Carbonate fractured reservoirs are complex to understand and challenging to exploit economically because of the great difficulty of producing three-dimensional descriptions of fracture systems from subsurface datasets alone. The study of outcrop analogues can significantly improve the understanding of the distribution of fractures and their impact to the storage and flow of hydrocarbons in the subsurface and help in planning the appraisal and development drilling strategies
The study of selected and appropriate outcrop analogues can help in better visualizing and understating the characteristics (type, vertical persistence, lateral extension, kinematics …) of the fault and fracture network and the geometric and age relationship between the different fracture families and the different structural hierarchical elements.
In the selected study area, located in the Apulian foreland, the carbonate sequences that appear monotonous in terms of geological and petrophysical characteristics are characterized by internal heterogeneities that affect not only the distribution of porosity and permeability, but also the fracture network in terms of orientation and density.

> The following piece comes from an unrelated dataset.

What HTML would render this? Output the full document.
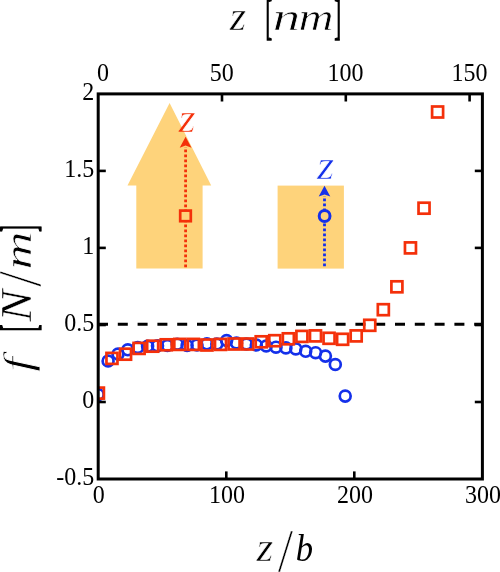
<!DOCTYPE html>
<html><head><meta charset="utf-8"><title>plot</title>
<style>
html,body{margin:0;padding:0;background:#fff;}
svg{display:block;}
text{font-family:"Liberation Serif",serif;}
.tk{font-size:24px;fill:#000;}
.it{font-style:italic;}
</style></head><body>
<svg width="500" height="572" viewBox="0 0 500 572">
<rect x="0" y="0" width="500" height="572" fill="#fff"/>
<defs><clipPath id="ax"><rect x="98.2" y="93.9" width="384.2" height="385.1"/></clipPath></defs>

<polygon points="169.6,103 211.2,185.4 202.6,185.4 202.6,268.5 136.3,268.5 136.3,185.4 127.5,185.4" fill="#fed37b"/>
<rect x="277.6" y="185.6" width="66.3" height="83" fill="#fed37b"/>
<line x1="185.6" y1="267.2" x2="185.6" y2="147" stroke="#f4300a" stroke-width="2.8" stroke-dasharray="2.7 2.3"/>
<polygon points="185.6,136.8 191.5,147.8 185.6,145.6 179.7,147.8" fill="#f4300a"/>
<rect x="180.20" y="210.60" width="10.6" height="10.6" fill="#fed37b" stroke="#f4300a" stroke-width="2.7"/>
<line x1="324.5" y1="266.2" x2="324.5" y2="196" stroke="#1430ea" stroke-width="2.8" stroke-dasharray="2.7 2.3"/>
<polygon points="324.5,185.8 330.3,196.6 324.5,194.6 318.7,196.6" fill="#1430ea"/>
<circle cx="324.6" cy="216.0" r="5.4" fill="#fed37b" stroke="#1430ea" stroke-width="3"/>
<line x1="98.0" y1="324.2" x2="482.4" y2="324.2" stroke="#000" stroke-width="3" stroke-dasharray="10 9.8"/>
<g clip-path="url(#ax)" fill="none" stroke-width="2.7">
<g stroke="#1430ea">
<circle cx="98.2" cy="394.6" r="5.45"/>
<circle cx="108.1" cy="361.0" r="5.45"/>
<circle cx="118.0" cy="354.0" r="5.45"/>
<circle cx="127.8" cy="349.8" r="5.45"/>
<circle cx="137.7" cy="347.5" r="5.45"/>
<circle cx="147.6" cy="346.3" r="5.45"/>
<circle cx="157.5" cy="345.8" r="5.45"/>
<circle cx="167.4" cy="345.5" r="5.45"/>
<circle cx="177.2" cy="344.2" r="5.45"/>
<circle cx="187.1" cy="345.5" r="5.45"/>
<circle cx="197.0" cy="345.0" r="5.45"/>
<circle cx="206.9" cy="343.8" r="5.45"/>
<circle cx="216.8" cy="344.0" r="5.45"/>
<circle cx="226.6" cy="340.5" r="5.45"/>
<circle cx="236.5" cy="343.0" r="5.45"/>
<circle cx="246.4" cy="344.0" r="5.45"/>
<circle cx="256.3" cy="345.0" r="5.45"/>
<circle cx="266.2" cy="346.0" r="5.45"/>
<circle cx="276.0" cy="347.2" r="5.45"/>
<circle cx="285.9" cy="347.9" r="5.45"/>
<circle cx="295.8" cy="348.9" r="5.45"/>
<circle cx="305.7" cy="351.3" r="5.45"/>
<circle cx="315.6" cy="352.7" r="5.45"/>
<circle cx="325.4" cy="356.1" r="5.45"/>
<circle cx="335.3" cy="364.5" r="5.45"/>
<circle cx="345.2" cy="396.1" r="5.45"/>
</g><g stroke="#f4300a">
<rect x="92.90" y="387.60" width="11" height="11"/>
<rect x="106.47" y="352.90" width="11" height="11"/>
<rect x="120.04" y="348.70" width="11" height="11"/>
<rect x="133.60" y="342.90" width="11" height="11"/>
<rect x="147.17" y="340.70" width="11" height="11"/>
<rect x="160.74" y="339.30" width="11" height="11"/>
<rect x="174.31" y="338.90" width="11" height="11"/>
<rect x="187.88" y="338.90" width="11" height="11"/>
<rect x="201.44" y="339.50" width="11" height="11"/>
<rect x="215.01" y="338.90" width="11" height="11"/>
<rect x="228.58" y="338.50" width="11" height="11"/>
<rect x="242.15" y="338.50" width="11" height="11"/>
<rect x="255.72" y="336.30" width="11" height="11"/>
<rect x="269.28" y="335.20" width="11" height="11"/>
<rect x="282.85" y="333.30" width="11" height="11"/>
<rect x="296.42" y="330.90" width="11" height="11"/>
<rect x="309.99" y="330.40" width="11" height="11"/>
<rect x="323.56" y="332.80" width="11" height="11"/>
<rect x="337.12" y="333.80" width="11" height="11"/>
<rect x="350.69" y="330.40" width="11" height="11"/>
<rect x="364.26" y="319.80" width="11" height="11"/>
<rect x="377.83" y="304.20" width="11" height="11"/>
<rect x="391.40" y="281.30" width="11" height="11"/>
<rect x="404.96" y="242.40" width="11" height="11"/>
<rect x="418.53" y="202.70" width="11" height="11"/>
<rect x="432.10" y="106.50" width="11" height="11"/>
</g></g>
<rect x="98.2" y="93.9" width="384.2" height="385.1" fill="none" stroke="#000" stroke-width="3"/>
<g stroke="#000" stroke-width="2.6">
<line x1="226.3" y1="479.0" x2="226.3" y2="471.4"/>
<line x1="354.3" y1="479.0" x2="354.3" y2="471.4"/>
<line x1="222.0" y1="93.9" x2="222.0" y2="101.5"/>
<line x1="345.8" y1="93.9" x2="345.8" y2="101.5"/>
<line x1="469.6" y1="93.9" x2="469.6" y2="101.5"/>
<line x1="98.2" y1="402.0" x2="105.8" y2="402.0"/>
<line x1="482.4" y1="402.0" x2="474.8" y2="402.0"/>
<line x1="98.2" y1="325.0" x2="105.8" y2="325.0"/>
<line x1="482.4" y1="325.0" x2="474.8" y2="325.0"/>
<line x1="98.2" y1="247.9" x2="105.8" y2="247.9"/>
<line x1="482.4" y1="247.9" x2="474.8" y2="247.9"/>
<line x1="98.2" y1="170.9" x2="105.8" y2="170.9"/>
<line x1="482.4" y1="170.9" x2="474.8" y2="170.9"/>
</g>
<g class="tk">
<text transform="translate(98.8,502.6) scale(1,1.075)" text-anchor="middle">0</text>
<text transform="translate(226.9,502.6) scale(1,1.075)" text-anchor="middle">100</text>
<text transform="translate(354.9,502.6) scale(1,1.075)" text-anchor="middle">200</text>
<text transform="translate(483.0,502.6) scale(1,1.075)" text-anchor="middle">300</text>
<text transform="translate(103.0,80.6) scale(1,1.075)" text-anchor="middle">0</text>
<text transform="translate(221.8,80.6) scale(1,1.075)" text-anchor="middle">50</text>
<text transform="translate(345.6,80.6) scale(1,1.075)" text-anchor="middle">100</text>
<text transform="translate(469.4,80.6) scale(1,1.075)" text-anchor="middle">150</text>
<text transform="translate(94.3,485.3) scale(1,1.075)" text-anchor="end">-0.5</text>
<text transform="translate(94.3,408.3) scale(1,1.075)" text-anchor="end">0</text>
<text transform="translate(94.3,331.3) scale(1,1.075)" text-anchor="end">0.5</text>
<text transform="translate(94.3,254.2) scale(1,1.075)" text-anchor="end">1</text>
<text transform="translate(94.3,177.2) scale(1,1.075)" text-anchor="end">1.5</text>
<text transform="translate(94.3,100.2) scale(1,1.075)" text-anchor="end">2</text>
</g>
<defs><pattern id="bgp" patternUnits="userSpaceOnUse" x="0" y="0" width="500" height="572" patternTransform="scale(0.89604,1) translate(-178.44,-131.60)"><rect width="500" height="572" fill="#fff"/><polygon points="169.6,103 211.2,185.4 202.6,185.4 202.6,268.5 136.3,268.5 136.3,185.4 127.5,185.4" fill="#fed37b"/></pattern></defs><text class="it" transform="translate(178.44,131.60) scale(1.116,1)" font-size="39.57" fill="#f4300a" stroke="url(#bgp)" stroke-width="0.70">z</text>
<text class="it" transform="translate(316.94,178.70) scale(1.123,1)" font-size="39.57" fill="#1430ea" stroke="#fff" stroke-width="0.70">z</text>
<text class="it" transform="translate(229.72,30.30) scale(1.064,1)" font-size="39.57" fill="#000" stroke="#fff" stroke-width="0.60">z</text>
<text transform="translate(265.42,33.23) scale(0.406,1)" font-size="48.67" fill="#000" stroke="#000" stroke-width="1.30">[</text>
<text class="it" transform="translate(272.68,30.10) scale(1.450,1)" font-size="37.87" fill="#000" stroke="#fff" stroke-width="0.60">n</text>
<text class="it" transform="translate(298.47,30.10) scale(1.286,1)" font-size="37.87" fill="#000" stroke="#fff" stroke-width="0.60">m</text>
<text transform="translate(334.28,33.23) scale(0.420,1)" font-size="48.67" fill="#000" stroke="#000" stroke-width="1.30">]</text>
<text class="it" transform="translate(256.43,561.20) scale(1.096,1)" font-size="39.35" fill="#000" stroke="#fff" stroke-width="0.60">z</text>
<text class="it" transform="translate(279.66,571.39) scale(0.604,1)" font-size="61.19" fill="#000" stroke="#fff" stroke-width="0.40">/</text>
<text class="it" transform="translate(295.80,560.82) scale(0.902,1)" font-size="38.44" fill="#000">b</text>
<text class="it" transform="translate(30.65,371.86) rotate(-90) scale(1.315,1)" font-size="40.22" fill="#000" stroke="#fff" stroke-width="0.75">f</text>
<text transform="translate(33.93,331.55) rotate(-90) scale(0.425,1)" font-size="48.67" fill="#000" stroke="#000" stroke-width="1.30">[</text>
<text class="it" transform="translate(31.00,321.44) rotate(-90) scale(1.088,1)" font-size="43.51" fill="#000" stroke="#fff" stroke-width="0.40">N</text>
<text class="it" transform="translate(40.38,284.87) rotate(-90) scale(0.624,1)" font-size="61.64" fill="#000" stroke="#fff" stroke-width="0.50">/</text>
<text class="it" transform="translate(30.80,269.38) rotate(-90) scale(1.378,1)" font-size="38.30" fill="#000" stroke="#fff" stroke-width="0.60">m</text>
<text transform="translate(33.93,232.12) rotate(-90) scale(0.420,1)" font-size="48.67" fill="#000" stroke="#000" stroke-width="1.30">]</text>
</svg></body></html>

In this framework, large-scale faults and fracture corridors also play an important role. While small-scale bed-confined fracture could represent bed-parallel conduits, and medium-scale fractures connect several intervals, fracture corridors ensure the vertical connection over several tens of meters.
The selected outcrops are characterized by various faults with variable displacement (from few meters to some tens of meters). In general, fracturing is variable and becomes more localized close to faults. Fault zones are relatively narrow and characterized by intense fracturing in some cases developed only on one side of the fault plane. Coarse grained porous intervals (biogenic rudist bodies and calcarenitic beds) tend to show a lower fracture density than fine grained intervals, while faulting seems not to be influenced by lithological texture of the rock. Fractures and faults act as preferential fluid pathways.
In this kind of geological framework the trajectory of a deviated well can have a completely different response in the dynamic/production behavior that the trajectory of a vertical well because of the petrophysical characteristics of the units encountered. Moreover the location of the well trajectory (intersecting a major fault or not) will also have a different impact on the well performances.